##### RECORDS
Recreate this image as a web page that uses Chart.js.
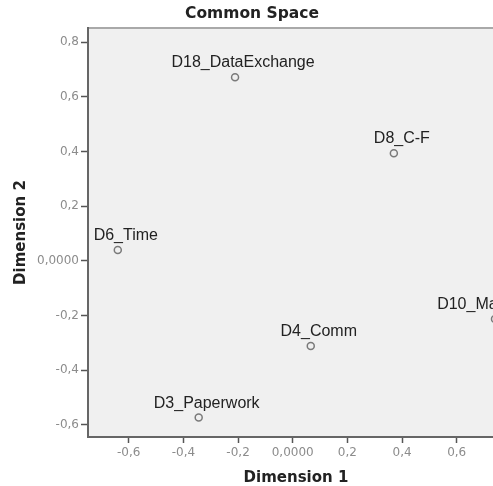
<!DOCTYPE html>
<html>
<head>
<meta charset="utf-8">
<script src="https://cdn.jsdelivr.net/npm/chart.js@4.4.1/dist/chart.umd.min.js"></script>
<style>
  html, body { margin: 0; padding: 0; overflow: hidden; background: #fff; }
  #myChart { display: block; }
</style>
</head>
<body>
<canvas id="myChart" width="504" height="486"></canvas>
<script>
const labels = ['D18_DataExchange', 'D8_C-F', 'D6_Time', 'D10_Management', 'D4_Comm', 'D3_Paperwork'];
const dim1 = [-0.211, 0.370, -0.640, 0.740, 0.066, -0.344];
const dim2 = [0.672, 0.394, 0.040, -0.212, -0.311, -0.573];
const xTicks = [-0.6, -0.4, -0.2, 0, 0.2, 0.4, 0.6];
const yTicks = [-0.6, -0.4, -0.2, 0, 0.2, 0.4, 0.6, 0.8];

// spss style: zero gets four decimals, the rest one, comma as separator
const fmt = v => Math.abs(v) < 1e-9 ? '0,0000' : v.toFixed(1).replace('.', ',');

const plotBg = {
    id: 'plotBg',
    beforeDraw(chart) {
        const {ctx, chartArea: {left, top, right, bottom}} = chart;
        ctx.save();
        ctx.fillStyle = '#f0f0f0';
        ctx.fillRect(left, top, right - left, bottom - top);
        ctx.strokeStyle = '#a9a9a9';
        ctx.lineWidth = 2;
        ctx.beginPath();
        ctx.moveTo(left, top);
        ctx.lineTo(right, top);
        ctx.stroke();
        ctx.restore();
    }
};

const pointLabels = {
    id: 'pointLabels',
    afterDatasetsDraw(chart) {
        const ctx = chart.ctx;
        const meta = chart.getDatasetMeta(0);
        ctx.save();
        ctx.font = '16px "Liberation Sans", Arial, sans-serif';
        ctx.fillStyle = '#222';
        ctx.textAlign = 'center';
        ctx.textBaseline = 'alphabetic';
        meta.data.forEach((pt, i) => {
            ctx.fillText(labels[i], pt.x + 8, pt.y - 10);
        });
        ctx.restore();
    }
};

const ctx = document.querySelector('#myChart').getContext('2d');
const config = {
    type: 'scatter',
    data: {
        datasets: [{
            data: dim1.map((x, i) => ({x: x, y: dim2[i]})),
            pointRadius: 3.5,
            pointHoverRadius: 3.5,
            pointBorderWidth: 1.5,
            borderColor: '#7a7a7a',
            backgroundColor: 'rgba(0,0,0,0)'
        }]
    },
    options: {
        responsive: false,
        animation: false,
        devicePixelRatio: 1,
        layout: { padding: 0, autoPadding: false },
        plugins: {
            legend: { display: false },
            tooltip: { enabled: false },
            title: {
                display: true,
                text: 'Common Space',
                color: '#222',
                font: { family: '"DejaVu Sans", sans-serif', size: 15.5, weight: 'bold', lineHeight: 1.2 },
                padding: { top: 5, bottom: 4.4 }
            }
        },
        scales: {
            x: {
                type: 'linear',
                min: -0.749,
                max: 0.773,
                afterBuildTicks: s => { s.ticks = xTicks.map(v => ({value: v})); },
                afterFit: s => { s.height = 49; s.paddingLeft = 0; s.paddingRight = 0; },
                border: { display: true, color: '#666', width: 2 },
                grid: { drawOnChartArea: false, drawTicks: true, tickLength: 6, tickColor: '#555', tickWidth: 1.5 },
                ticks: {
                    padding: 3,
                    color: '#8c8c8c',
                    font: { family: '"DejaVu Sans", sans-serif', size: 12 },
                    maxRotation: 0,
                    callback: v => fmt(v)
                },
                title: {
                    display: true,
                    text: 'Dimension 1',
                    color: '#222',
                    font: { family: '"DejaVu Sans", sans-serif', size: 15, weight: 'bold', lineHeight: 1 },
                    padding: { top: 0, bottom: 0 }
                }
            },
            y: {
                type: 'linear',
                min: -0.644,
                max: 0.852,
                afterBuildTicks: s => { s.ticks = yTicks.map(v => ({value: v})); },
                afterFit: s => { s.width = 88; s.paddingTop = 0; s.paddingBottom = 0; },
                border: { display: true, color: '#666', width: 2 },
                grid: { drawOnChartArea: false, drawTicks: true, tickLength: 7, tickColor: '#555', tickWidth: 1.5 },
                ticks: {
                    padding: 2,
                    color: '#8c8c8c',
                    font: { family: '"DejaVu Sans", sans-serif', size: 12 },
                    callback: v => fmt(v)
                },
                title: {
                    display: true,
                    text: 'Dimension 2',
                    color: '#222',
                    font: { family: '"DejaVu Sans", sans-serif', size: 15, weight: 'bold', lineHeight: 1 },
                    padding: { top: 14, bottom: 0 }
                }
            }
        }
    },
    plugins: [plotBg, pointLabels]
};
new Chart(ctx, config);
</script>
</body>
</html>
##########
##### RECORDS
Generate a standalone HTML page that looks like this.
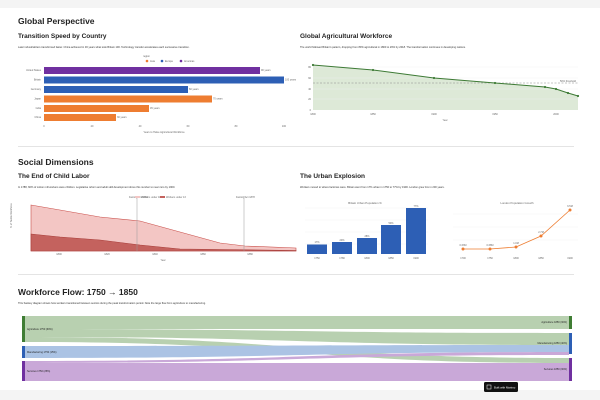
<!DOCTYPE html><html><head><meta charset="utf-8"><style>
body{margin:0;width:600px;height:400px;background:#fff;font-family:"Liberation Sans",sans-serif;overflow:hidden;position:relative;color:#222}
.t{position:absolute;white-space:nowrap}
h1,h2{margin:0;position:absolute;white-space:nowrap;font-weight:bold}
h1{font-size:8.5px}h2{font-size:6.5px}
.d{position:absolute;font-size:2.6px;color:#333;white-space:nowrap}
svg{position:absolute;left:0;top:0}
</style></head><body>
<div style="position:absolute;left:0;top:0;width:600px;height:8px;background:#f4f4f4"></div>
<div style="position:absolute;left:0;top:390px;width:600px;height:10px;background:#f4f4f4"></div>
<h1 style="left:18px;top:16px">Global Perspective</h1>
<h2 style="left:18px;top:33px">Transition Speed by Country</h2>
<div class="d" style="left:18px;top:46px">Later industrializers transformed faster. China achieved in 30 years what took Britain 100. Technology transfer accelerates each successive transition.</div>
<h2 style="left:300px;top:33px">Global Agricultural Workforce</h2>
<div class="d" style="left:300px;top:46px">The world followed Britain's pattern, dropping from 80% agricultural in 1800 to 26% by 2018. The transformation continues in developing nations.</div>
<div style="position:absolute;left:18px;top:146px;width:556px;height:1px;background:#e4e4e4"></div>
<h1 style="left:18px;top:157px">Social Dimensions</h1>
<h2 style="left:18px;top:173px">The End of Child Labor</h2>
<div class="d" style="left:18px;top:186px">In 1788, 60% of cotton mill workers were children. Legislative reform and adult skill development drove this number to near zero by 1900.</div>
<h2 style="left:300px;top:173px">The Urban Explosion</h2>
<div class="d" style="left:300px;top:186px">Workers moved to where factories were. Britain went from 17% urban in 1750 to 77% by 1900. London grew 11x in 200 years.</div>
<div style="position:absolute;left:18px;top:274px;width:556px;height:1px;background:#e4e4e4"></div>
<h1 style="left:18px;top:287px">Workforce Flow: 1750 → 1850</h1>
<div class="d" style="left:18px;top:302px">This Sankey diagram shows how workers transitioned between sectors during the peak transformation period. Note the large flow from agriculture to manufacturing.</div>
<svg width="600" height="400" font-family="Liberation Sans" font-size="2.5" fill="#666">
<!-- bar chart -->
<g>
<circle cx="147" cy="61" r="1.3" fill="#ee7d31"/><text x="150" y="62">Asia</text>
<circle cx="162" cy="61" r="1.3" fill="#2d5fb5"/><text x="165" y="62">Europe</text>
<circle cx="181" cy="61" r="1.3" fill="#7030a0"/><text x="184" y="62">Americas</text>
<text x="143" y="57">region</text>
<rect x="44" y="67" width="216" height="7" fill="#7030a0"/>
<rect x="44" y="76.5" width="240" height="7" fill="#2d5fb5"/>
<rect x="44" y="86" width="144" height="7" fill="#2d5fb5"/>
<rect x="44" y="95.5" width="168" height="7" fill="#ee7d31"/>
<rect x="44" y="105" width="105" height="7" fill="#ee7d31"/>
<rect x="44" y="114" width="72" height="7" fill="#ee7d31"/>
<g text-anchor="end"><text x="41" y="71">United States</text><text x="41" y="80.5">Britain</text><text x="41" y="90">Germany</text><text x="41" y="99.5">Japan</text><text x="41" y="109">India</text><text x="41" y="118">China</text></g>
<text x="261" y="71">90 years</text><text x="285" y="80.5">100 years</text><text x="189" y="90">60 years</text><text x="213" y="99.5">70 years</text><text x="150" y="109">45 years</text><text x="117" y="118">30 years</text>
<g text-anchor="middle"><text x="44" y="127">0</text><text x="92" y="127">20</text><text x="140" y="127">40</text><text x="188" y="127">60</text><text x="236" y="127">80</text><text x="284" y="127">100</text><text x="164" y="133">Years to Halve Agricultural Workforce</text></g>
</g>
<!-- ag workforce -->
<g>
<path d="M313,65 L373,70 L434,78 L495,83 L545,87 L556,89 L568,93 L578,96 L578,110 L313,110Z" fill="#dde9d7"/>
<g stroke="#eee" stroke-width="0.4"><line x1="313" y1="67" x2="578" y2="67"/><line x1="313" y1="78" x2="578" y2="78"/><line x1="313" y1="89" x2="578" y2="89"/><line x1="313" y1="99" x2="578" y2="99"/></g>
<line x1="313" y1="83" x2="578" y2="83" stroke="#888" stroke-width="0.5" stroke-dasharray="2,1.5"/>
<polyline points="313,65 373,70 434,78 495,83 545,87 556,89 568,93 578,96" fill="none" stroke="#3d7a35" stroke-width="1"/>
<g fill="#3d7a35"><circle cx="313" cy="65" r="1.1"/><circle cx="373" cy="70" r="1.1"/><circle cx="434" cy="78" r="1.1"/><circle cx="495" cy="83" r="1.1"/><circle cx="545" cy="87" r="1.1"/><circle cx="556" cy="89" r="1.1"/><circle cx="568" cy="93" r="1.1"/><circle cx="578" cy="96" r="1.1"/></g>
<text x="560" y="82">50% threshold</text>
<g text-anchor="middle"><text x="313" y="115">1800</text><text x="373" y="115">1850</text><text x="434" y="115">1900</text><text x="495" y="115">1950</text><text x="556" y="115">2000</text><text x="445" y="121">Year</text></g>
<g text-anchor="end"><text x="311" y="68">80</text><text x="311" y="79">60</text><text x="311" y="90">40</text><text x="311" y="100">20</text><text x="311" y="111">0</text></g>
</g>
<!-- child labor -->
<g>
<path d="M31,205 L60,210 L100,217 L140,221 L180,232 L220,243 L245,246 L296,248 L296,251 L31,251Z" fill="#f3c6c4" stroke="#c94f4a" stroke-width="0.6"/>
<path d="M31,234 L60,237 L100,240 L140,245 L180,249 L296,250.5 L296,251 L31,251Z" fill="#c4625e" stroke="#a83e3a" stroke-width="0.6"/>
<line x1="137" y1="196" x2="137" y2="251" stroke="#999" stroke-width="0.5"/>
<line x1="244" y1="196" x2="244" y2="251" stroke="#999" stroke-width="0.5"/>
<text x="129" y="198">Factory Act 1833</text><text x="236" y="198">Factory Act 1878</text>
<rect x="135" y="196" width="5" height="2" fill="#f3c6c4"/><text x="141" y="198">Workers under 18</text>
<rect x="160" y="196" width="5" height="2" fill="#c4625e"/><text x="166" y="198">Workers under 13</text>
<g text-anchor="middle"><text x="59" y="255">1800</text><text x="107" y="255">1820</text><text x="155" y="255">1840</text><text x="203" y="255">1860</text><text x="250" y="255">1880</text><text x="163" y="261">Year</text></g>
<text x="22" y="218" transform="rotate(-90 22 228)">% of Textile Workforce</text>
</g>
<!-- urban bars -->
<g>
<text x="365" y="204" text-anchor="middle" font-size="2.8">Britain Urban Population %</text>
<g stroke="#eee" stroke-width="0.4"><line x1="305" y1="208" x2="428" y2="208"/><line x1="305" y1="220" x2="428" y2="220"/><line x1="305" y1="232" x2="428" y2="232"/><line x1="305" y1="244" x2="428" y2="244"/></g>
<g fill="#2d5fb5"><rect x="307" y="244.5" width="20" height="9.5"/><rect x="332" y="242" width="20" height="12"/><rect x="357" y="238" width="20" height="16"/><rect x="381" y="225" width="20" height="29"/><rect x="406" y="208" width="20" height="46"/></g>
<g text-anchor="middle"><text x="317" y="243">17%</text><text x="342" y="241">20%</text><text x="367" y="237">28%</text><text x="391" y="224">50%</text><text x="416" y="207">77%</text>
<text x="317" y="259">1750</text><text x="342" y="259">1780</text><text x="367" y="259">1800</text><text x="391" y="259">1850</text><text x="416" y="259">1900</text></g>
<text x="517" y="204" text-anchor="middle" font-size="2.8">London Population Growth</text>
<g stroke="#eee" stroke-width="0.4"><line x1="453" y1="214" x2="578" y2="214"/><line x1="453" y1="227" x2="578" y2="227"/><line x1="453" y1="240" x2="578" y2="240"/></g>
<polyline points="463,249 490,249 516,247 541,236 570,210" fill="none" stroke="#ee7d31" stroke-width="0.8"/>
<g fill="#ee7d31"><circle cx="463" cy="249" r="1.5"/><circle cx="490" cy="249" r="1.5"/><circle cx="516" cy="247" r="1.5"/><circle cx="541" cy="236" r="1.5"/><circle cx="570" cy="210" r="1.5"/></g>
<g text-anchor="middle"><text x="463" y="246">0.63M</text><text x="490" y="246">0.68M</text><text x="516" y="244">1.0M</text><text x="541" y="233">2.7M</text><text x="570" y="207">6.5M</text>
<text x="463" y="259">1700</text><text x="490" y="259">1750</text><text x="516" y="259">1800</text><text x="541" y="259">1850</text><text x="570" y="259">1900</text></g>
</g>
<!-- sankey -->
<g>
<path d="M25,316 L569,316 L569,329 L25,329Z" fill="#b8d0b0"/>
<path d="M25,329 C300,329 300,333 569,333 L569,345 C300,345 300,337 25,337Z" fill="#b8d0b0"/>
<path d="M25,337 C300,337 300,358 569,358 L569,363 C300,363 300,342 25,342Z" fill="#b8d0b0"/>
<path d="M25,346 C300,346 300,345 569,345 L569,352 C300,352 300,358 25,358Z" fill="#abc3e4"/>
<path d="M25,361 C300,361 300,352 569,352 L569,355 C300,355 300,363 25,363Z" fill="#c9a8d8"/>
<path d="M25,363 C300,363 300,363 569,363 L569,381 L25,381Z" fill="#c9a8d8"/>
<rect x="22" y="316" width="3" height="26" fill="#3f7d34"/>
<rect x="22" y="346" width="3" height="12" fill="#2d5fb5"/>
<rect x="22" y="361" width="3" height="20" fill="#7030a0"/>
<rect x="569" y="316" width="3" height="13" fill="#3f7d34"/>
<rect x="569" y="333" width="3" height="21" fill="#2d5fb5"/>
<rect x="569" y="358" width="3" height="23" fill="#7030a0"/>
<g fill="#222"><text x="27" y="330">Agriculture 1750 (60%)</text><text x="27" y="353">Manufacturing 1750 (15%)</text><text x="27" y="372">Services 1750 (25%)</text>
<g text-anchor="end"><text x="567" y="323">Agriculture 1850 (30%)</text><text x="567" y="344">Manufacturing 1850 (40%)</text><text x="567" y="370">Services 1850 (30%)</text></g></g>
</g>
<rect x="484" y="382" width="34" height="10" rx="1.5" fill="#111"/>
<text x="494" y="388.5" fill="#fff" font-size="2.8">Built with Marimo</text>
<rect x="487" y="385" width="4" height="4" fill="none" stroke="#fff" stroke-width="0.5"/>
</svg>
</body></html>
##########
Set down nothing but the lines from the one holding "Recreate this image" through the one holding "const fmt = v", both included, exactly as they appear; any picture is left out.

Recreate this image as a web page that uses Chart.js.
<!DOCTYPE html>
<html>
<head>
<meta charset="utf-8">
<script src="https://cdn.jsdelivr.net/npm/chart.js@4.4.1/dist/chart.umd.min.js"></script>
<style>
  html, body { margin: 0; padding: 0; overflow: hidden; background: #fff; }
  #myChart { display: block; }
</style>
</head>
<body>
<canvas id="myChart" width="504" height="486"></canvas>
<script>
const labels = ['D18_DataExchange', 'D8_C-F', 'D6_Time', 'D10_Management', 'D4_Comm', 'D3_Paperwork'];
const dim1 = [-0.211, 0.370, -0.640, 0.740, 0.066, -0.344];
const dim2 = [0.672, 0.394, 0.040, -0.212, -0.311, -0.573];
const xTicks = [-0.6, -0.4, -0.2, 0, 0.2, 0.4, 0.6];
const yTicks = [-0.6, -0.4, -0.2, 0, 0.2, 0.4, 0.6, 0.8];

// spss style: zero gets four decimals, the rest one, comma as separator
const fmt = v => Math.abs(v) < 1e-9 ? '0,0000' : v.toFixed(1).replace('.', ',');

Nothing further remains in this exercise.